Real-world applications

Robot arm trajectory tracking: Multi-joint robots have strong inertial coupling between joints and large payload variation, so model error is always present. Because SMC drives tracking error to zero given only an error bound, it is widely used in industrial robot trajectory control and in force-control modes. A boundary layer is typically added to spare the reducers from shock loads.

Power converters (DC-DC converters and inverters): The switching elements themselves embody "switching", so SMC and power electronics pair naturally. Fast voltage response and strong rejection of sudden load changes have made SMC standard in PV inverters and EV motor drives. A boundary layer is usually used to cap the switching frequency.

Aerospace attitude and missile control: Aerodynamic coefficients vary strongly with speed and altitude, so gain-scheduled PID can struggle. SMC is insensitive to parameter variation, and is researched and deployed in terminal missile guidance and reentry vehicle attitude control.

Automotive ABS, ESC and electric power steering: Automotive control suffers from large uncertainty in road friction, making it a great match for SMC. Wheel slip ratio tracking in ABS, yaw rate SMC in ESC and assist torque SMC in EPS have all been studied and put into production, where robustness directly translates into safety.

Common misconceptions and pitfalls

The most common misconception is to think "the bigger k, the better." In theory the reaching condition is satisfied as long as $k$ exceeds the disturbance, but oversized $k$ inflates input amplitude, aggravates chattering and wears out or destroys the actuator. Try setting $k=20$ and $\varphi=0$ in the simulator — the chattering metric goes astronomical. Practice is to keep $k$ at roughly 1.5–2× the estimated disturbance bound and absorb the rest of the robustness budget with a boundary layer or adaptive law.

The next pitfall is to assume that once you add a boundary layer φ you have "near-ideal SMC." The instant you introduce φ, strict invariance is lost, and you are left with a finite residual error and low-frequency oscillation. Raise φ to 0.5 in the simulator and a small wobble appears around the origin. Whether that error is acceptable depends on the application: for precision positioning, the practical answer is to layer integral sliding mode (ISM) or super-twisting on top. Treat "boundary layer = trade-off knob," not "boundary layer = chattering cure."

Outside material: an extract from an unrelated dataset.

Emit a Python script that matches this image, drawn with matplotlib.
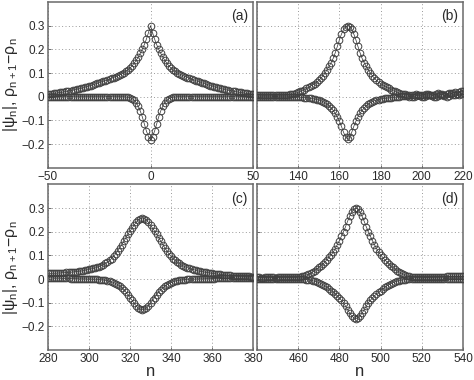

Finally, note that this tool shows the ideal SMC with perfectly known model. In real implementations the cancellation terms $a\,x_2 + b\,x_1$ carry model error, which adds to the effective disturbance. Real-system practice is to design $k$ including model error, or to derive an error bound from a system-ID nominal model. On top of that, discrete-time implementation caps the switching frequency at the sampling rate, which is itself a chattering source. A continuous-time simulation that looks great can behave very differently at a 1 kHz sample rate.